■ The problem: In the material below, find all lines with the string "this" and copy them.

■ Data for processing:

○ ○ ○ ○

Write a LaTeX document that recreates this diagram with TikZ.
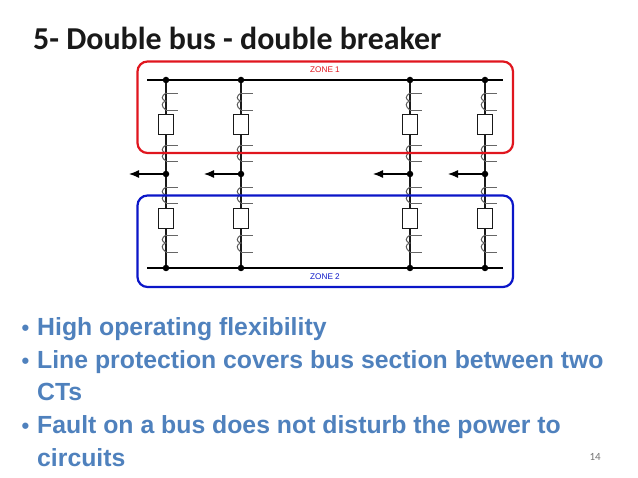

○ ○ ○ ○

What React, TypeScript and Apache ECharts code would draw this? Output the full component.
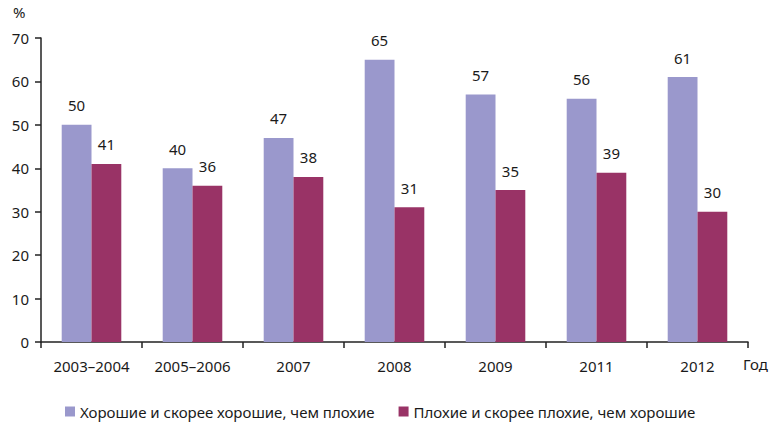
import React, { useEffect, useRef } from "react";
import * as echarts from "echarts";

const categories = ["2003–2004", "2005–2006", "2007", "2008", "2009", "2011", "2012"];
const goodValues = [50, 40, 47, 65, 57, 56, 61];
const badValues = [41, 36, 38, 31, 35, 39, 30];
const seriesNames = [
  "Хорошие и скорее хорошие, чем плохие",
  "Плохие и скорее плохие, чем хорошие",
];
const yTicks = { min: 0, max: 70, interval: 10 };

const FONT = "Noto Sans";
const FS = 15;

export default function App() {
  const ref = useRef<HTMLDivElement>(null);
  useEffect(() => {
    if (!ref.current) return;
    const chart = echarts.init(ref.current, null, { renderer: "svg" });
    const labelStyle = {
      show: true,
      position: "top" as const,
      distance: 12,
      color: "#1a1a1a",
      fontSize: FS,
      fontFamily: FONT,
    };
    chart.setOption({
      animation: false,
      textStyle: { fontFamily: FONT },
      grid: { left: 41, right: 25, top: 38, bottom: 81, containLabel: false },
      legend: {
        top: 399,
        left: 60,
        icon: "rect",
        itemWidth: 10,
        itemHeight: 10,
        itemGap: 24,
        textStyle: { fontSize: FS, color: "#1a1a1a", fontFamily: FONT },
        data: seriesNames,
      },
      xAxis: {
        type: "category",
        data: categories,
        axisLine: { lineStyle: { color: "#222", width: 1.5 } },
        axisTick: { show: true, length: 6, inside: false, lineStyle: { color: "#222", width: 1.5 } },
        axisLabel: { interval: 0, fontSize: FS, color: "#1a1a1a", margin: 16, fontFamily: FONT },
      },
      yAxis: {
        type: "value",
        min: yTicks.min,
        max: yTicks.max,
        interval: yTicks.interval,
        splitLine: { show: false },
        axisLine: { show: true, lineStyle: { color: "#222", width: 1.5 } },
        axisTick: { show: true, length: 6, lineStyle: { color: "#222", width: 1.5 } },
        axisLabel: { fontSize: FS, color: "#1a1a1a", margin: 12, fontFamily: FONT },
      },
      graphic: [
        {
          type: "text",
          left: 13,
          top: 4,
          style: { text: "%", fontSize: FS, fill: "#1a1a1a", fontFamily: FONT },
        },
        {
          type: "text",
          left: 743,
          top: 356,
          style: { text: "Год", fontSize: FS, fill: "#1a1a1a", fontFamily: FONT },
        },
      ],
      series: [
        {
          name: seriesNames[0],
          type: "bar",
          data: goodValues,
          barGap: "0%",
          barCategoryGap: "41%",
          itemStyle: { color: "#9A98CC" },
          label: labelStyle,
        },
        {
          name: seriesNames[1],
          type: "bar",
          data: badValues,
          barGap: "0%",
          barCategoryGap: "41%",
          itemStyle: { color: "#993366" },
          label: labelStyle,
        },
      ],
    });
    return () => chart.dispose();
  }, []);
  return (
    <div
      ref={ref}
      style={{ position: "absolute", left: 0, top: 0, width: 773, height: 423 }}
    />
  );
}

○ ○ ○ ○

■ Task answer:
Write a LaTeX document that recreates this diagram with TikZ.
What React, TypeScript and Apache ECharts code would draw this? Output the full component.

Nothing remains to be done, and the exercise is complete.